:: ENTRIES SHOWN ::
┄┄┄┄┄┄┄┄┄┄┄┄┄┄┄┄┄┄┄┄
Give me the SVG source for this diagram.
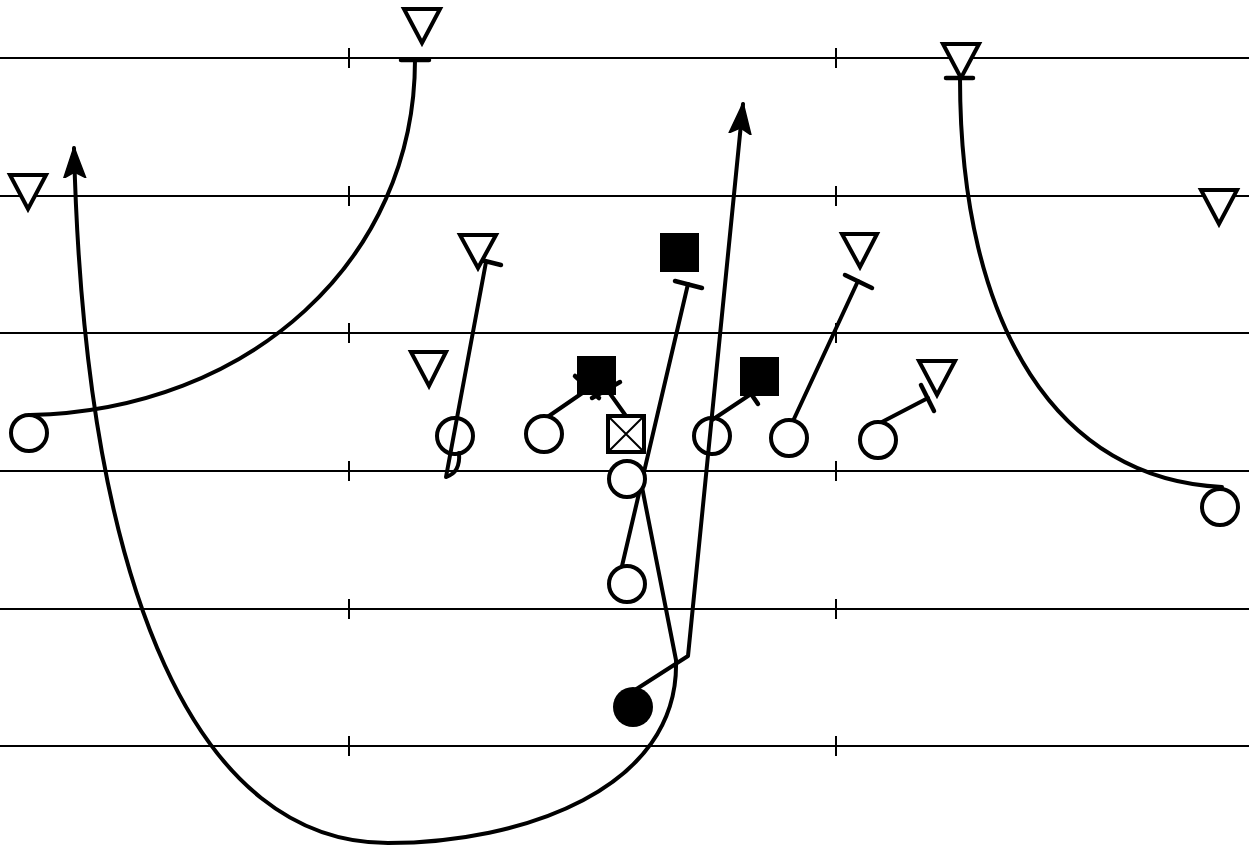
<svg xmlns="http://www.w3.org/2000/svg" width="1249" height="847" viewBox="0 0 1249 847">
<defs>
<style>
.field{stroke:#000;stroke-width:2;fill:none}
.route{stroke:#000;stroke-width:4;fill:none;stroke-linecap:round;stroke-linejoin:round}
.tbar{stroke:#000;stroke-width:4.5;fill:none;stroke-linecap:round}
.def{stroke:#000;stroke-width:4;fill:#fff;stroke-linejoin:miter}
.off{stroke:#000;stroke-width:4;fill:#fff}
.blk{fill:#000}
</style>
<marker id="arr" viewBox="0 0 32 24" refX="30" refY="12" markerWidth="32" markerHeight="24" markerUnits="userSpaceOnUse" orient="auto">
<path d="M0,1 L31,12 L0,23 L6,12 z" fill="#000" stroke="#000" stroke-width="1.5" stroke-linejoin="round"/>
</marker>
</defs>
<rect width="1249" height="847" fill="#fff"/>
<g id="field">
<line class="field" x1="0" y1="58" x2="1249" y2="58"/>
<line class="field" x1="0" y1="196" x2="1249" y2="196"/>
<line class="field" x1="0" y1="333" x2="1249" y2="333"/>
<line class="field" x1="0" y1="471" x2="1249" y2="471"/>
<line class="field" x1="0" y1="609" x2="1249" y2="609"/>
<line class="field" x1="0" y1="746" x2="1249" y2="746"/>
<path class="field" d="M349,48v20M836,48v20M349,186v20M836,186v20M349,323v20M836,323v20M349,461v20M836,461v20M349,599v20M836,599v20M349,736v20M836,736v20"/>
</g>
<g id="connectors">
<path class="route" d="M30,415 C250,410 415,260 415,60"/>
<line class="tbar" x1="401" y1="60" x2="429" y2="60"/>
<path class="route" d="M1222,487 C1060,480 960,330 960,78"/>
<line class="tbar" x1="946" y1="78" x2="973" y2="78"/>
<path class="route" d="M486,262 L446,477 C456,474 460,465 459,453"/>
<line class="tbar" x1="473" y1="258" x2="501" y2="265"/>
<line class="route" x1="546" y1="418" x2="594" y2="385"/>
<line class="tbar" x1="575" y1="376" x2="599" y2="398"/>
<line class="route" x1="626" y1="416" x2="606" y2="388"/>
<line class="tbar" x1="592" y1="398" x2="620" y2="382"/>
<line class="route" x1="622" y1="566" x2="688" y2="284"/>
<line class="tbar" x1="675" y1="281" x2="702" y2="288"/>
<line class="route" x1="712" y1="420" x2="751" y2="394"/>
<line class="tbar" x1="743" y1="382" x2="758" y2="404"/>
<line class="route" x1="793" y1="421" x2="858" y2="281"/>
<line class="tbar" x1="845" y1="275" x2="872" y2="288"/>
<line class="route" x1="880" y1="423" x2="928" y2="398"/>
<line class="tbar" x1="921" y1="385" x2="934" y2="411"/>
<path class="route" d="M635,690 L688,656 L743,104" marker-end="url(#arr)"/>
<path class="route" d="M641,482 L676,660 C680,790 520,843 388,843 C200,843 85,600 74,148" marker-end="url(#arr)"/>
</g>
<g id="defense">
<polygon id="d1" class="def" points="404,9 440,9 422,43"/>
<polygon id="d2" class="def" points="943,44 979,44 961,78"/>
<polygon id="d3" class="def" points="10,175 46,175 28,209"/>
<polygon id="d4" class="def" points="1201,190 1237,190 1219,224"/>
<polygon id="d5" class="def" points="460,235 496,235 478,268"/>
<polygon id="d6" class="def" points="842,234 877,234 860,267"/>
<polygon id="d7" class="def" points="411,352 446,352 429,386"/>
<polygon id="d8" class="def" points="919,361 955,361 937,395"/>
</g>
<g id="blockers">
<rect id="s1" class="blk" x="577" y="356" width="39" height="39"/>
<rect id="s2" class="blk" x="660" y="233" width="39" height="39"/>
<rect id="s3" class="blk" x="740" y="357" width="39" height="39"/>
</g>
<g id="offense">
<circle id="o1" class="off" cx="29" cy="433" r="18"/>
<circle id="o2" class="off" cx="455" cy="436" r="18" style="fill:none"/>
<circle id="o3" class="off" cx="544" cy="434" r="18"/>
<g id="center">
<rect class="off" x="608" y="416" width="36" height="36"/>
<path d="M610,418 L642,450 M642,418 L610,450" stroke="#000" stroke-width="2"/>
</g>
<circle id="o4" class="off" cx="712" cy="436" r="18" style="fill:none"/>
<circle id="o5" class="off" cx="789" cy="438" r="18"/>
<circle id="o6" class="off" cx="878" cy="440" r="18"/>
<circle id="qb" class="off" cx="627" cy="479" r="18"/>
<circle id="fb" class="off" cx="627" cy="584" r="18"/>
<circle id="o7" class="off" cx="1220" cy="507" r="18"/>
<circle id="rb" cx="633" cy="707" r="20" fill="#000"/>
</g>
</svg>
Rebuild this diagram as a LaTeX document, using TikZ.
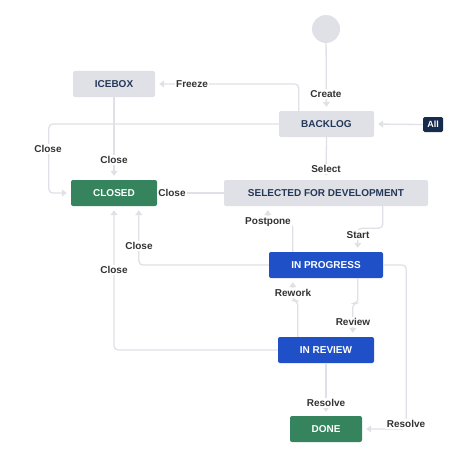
┄┄┄┄┄┄┄┄┄┄┄┄┄┄┄┄┄┄┄┄
:: WRITTEN INSTRUCTION ::
Omit the pictures and output all of the other material exactly.

:: CORRECT RESULT ::
Give me the SVG source for this diagram.
<svg xmlns="http://www.w3.org/2000/svg" width="1249" height="847" viewBox="0 0 1249 847">
<defs>
<style>
.field{stroke:#000;stroke-width:2;fill:none}
.route{stroke:#000;stroke-width:4;fill:none;stroke-linecap:round;stroke-linejoin:round}
.tbar{stroke:#000;stroke-width:4.5;fill:none;stroke-linecap:round}
.def{stroke:#000;stroke-width:4;fill:#fff;stroke-linejoin:miter}
.off{stroke:#000;stroke-width:4;fill:#fff}
.blk{fill:#000}
</style>
<marker id="arr" viewBox="0 0 32 24" refX="30" refY="12" markerWidth="32" markerHeight="24" markerUnits="userSpaceOnUse" orient="auto">
<path d="M0,1 L31,12 L0,23 L6,12 z" fill="#000" stroke="#000" stroke-width="1.5" stroke-linejoin="round"/>
</marker>
</defs>
<rect width="1249" height="847" fill="#fff"/>
<g id="field">
<line class="field" x1="0" y1="58" x2="1249" y2="58"/>
<line class="field" x1="0" y1="196" x2="1249" y2="196"/>
<line class="field" x1="0" y1="333" x2="1249" y2="333"/>
<line class="field" x1="0" y1="471" x2="1249" y2="471"/>
<line class="field" x1="0" y1="609" x2="1249" y2="609"/>
<line class="field" x1="0" y1="746" x2="1249" y2="746"/>
<path class="field" d="M349,48v20M836,48v20M349,186v20M836,186v20M349,323v20M836,323v20M349,461v20M836,461v20M349,599v20M836,599v20M349,736v20M836,736v20"/>
</g>
<g id="connectors">
<path class="route" d="M30,415 C250,410 415,260 415,60"/>
<line class="tbar" x1="401" y1="60" x2="429" y2="60"/>
<path class="route" d="M1222,487 C1060,480 960,330 960,78"/>
<line class="tbar" x1="946" y1="78" x2="973" y2="78"/>
<path class="route" d="M486,262 L446,477 C456,474 460,465 459,453"/>
<line class="tbar" x1="473" y1="258" x2="501" y2="265"/>
<line class="route" x1="546" y1="418" x2="594" y2="385"/>
<line class="tbar" x1="575" y1="376" x2="599" y2="398"/>
<line class="route" x1="626" y1="416" x2="606" y2="388"/>
<line class="tbar" x1="592" y1="398" x2="620" y2="382"/>
<line class="route" x1="622" y1="566" x2="688" y2="284"/>
<line class="tbar" x1="675" y1="281" x2="702" y2="288"/>
<line class="route" x1="712" y1="420" x2="751" y2="394"/>
<line class="tbar" x1="743" y1="382" x2="758" y2="404"/>
<line class="route" x1="793" y1="421" x2="858" y2="281"/>
<line class="tbar" x1="845" y1="275" x2="872" y2="288"/>
<line class="route" x1="880" y1="423" x2="928" y2="398"/>
<line class="tbar" x1="921" y1="385" x2="934" y2="411"/>
<path class="route" d="M635,690 L688,656 L743,104" marker-end="url(#arr)"/>
<path class="route" d="M641,482 L676,660 C680,790 520,843 388,843 C200,843 85,600 74,148" marker-end="url(#arr)"/>
</g>
<g id="defense">
<polygon id="d1" class="def" points="404,9 440,9 422,43"/>
<polygon id="d2" class="def" points="943,44 979,44 961,78"/>
<polygon id="d3" class="def" points="10,175 46,175 28,209"/>
<polygon id="d4" class="def" points="1201,190 1237,190 1219,224"/>
<polygon id="d5" class="def" points="460,235 496,235 478,268"/>
<polygon id="d6" class="def" points="842,234 877,234 860,267"/>
<polygon id="d7" class="def" points="411,352 446,352 429,386"/>
<polygon id="d8" class="def" points="919,361 955,361 937,395"/>
</g>
<g id="blockers">
<rect id="s1" class="blk" x="577" y="356" width="39" height="39"/>
<rect id="s2" class="blk" x="660" y="233" width="39" height="39"/>
<rect id="s3" class="blk" x="740" y="357" width="39" height="39"/>
</g>
<g id="offense">
<circle id="o1" class="off" cx="29" cy="433" r="18"/>
<circle id="o2" class="off" cx="455" cy="436" r="18" style="fill:none"/>
<circle id="o3" class="off" cx="544" cy="434" r="18"/>
<g id="center">
<rect class="off" x="608" y="416" width="36" height="36"/>
<path d="M610,418 L642,450 M642,418 L610,450" stroke="#000" stroke-width="2"/>
</g>
<circle id="o4" class="off" cx="712" cy="436" r="18" style="fill:none"/>
<circle id="o5" class="off" cx="789" cy="438" r="18"/>
<circle id="o6" class="off" cx="878" cy="440" r="18"/>
<circle id="qb" class="off" cx="627" cy="479" r="18"/>
<circle id="fb" class="off" cx="627" cy="584" r="18"/>
<circle id="o7" class="off" cx="1220" cy="507" r="18"/>
<circle id="rb" cx="633" cy="707" r="20" fill="#000"/>
</g>
</svg>
Rebuild this diagram as a LaTeX document, using TikZ.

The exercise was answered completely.